At its core, then, Okja is a variation on the boy-and-his-dog genre; Old Yeller but with a girl and a massive CGI superpig. While most of the story beats follow that family-friendly formula, there are far more disturbing moments—not to mention utterances of the word “fuck” and its variants—than you’ll find in most kids’ fare. Bong walks that light/dark tightrope well. There’s also some knockout action (the truck and foot chase through the streets of Seoul is a marvel) and more than a little bit of aimless corporate satire—unfortunately one of the movie’s weakest points due to a lack of focus, at least until the very end.

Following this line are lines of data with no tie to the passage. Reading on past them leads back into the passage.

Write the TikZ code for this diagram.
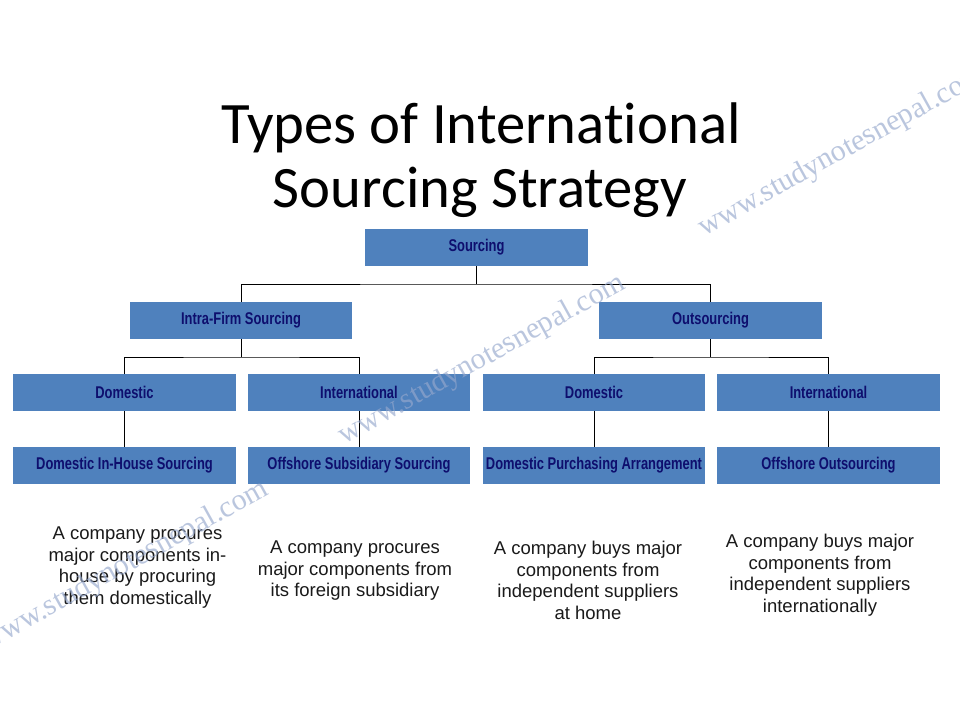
\documentclass[tikz,border=0pt]{standalone}
\usepackage{fontspec}
\setmainfont{Liberation Sans}
\newfontfamily\titlefont[Ligatures=NoCommon]{Carlito}
\newfontfamily\boxfont[FakeStretch=0.76]{Liberation Sans}
\newfontfamily\wmfont{Liberation Serif}
\definecolor{boxblue}{HTML}{4F81BD}
\definecolor{navytext}{HTML}{0E0E6E}
\definecolor{wmcolor}{RGB}{150,168,205}
\definecolor{desctext}{HTML}{1A1A1A}
\tikzset{
  orgbox/.style={fill=boxblue, draw=none, minimum width=222.5pt, minimum height=37pt, inner sep=0pt,
    font=\boxfont\bfseries\fontsize{17}{20}\selectfont, text=navytext},
  titletext/.style={font=\titlefont\fontsize{58.7}{64}\selectfont, text=black, anchor=base, inner sep=0pt},
  desc/.style={font=\fontsize{18.5}{21.5}\selectfont, text=desctext, align=center, anchor=north, inner sep=0pt},
  conn/.style={draw=black, line width=1pt},
  watermark/.style={font=\wmfont\fontsize{30}{30}\selectfont, text=wmcolor, opacity=0.65, rotate=29, inner sep=0pt}
}
\begin{document}
\begin{tikzpicture}[x=1pt,y=-1pt]
\useasboundingbox (0,0) rectangle (960,720);
\fill[white] (0,0) rectangle (960,720);

% title
\node[titletext] (t1) at (481,143) {Types of International};
\node[titletext] (t2) at (480,207) {Sourcing Strategy};

% boxes
\node[orgbox, minimum width=223pt] (src) at (476.5,247.5) {Sourcing};
\node[orgbox] (intra) at (241,320.5) {Intra-Firm Sourcing};
\node[orgbox] (out) at (710.5,320.5) {Outsourcing};

\node[orgbox] (d1) at (124.5,392.5) {Domestic};
\node[orgbox] (i1) at (359,392.5) {International};
\node[orgbox] (d2) at (594,392.5) {Domestic};
\node[orgbox] (i2) at (828.5,392.5) {International};

\node[orgbox] (dih) at (124.5,465.5) {Domestic In-House Sourcing};
\node[orgbox] (oss) at (359,465.5) {Offshore Subsidiary Sourcing};
\node[orgbox] (dpa) at (594,465.5) {Domestic Purchasing Arrangement};
\node[orgbox] (oos) at (828.5,465.5) {Offshore Outsourcing};

% connectors
\coordinate (j0) at (476.5,284);
\coordinate (j1) at (241,357);
\coordinate (j2) at (710.5,357);
\draw[conn] (src.south) -- (j0);
\draw[conn] (intra.north) |- (j0) -| (out.north);
\draw[conn] (intra.south) -- (j1);
\draw[conn] (d1.north) |- (j1) -| (i1.north);
\draw[conn] (out.south) -- (j2);
\draw[conn] (d2.north) |- (j2) -| (i2.north);
\draw[conn] (d1.south) -- (dih.north);
\draw[conn] (i1.south) -- (oss.north);
\draw[conn] (d2.south) -- (dpa.north);
\draw[conn] (i2.south) -- (oos.north);

% descriptions
\node[desc] (n1) at (137.5,527) {A company procures\\major components in-\\house by procuring\\them domestically};
\node[desc] (n2) at (355,541) {A company procures\\major components from\\its foreign subsidiary};
\node[desc] (n3) at (588,541) {A company buys major\\components from\\independent suppliers\\at home};
\node[desc] (n4) at (820,534) {A company buys major\\components from\\independent suppliers\\internationally};

% watermarks
\begin{scope}
\clip (0,0) rectangle (960,720);
\node[watermark] (w1) at (842,152) {www.studynotesnepal.com};
\node[watermark] (w2) at (482,360) {www.studynotesnepal.com};
\node[watermark] (w3) at (125,566) {www.studynotesnepal.com};
\end{scope}
\end{tikzpicture}
\end{document}
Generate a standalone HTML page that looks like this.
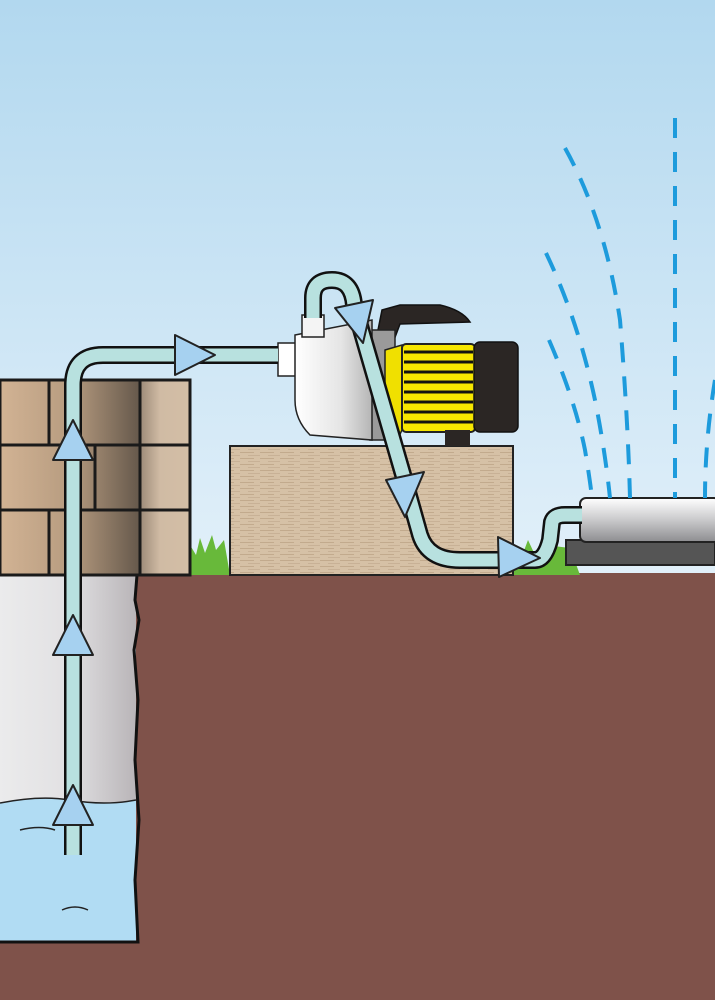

Luckily, Bong’s cast is uniformly terrific, papering over the dodgy patches more often than not. Ahn’s resolve provides the fulcrum, allowing for more outlandish performances like Dano’s as a sensitive badass, Gyllenhall’s off-the-wall but oddly sympathetic turn as a fame-hungry animal lover corrupted by Mirando and especially Swinton, who starts the movie off with a monologue delivered to shareholders and press while sporting braces on her teeth, in case you ever wondered what it would be like if Parker Posey’s character from Best in Show were the head of a Fortune 500 company.

Beneath all of the wackiness, Bong is clearly aiming for a critique of the ethics of raising animals for food. He overreaches, though, in the characterization of Okja, whose problem-solving skills and seeming ability to communicate with Mija make her a little too smart. Bong is gilding the lily here, making it difficult to equate Okja to the far more common and less intelligent creatures we slaughter, package and consume every day.

When the smoke clears, though, and the final standoff arrives in the form of two people talking, rather than some elaborate shootout or set-piece, Okja’s true target becomes apparent. Bong ultimately illustrates the basic, inherent inhumanity of business, a way of life that obliterates individuals, only speaking or understanding the numerical language of commerce. It’s dispiriting and maybe even a little cynical but, in its elegiac final moments, Okja reminds us that small victories for good are still possible so long as we remember that there are stronger bonds between living things than money.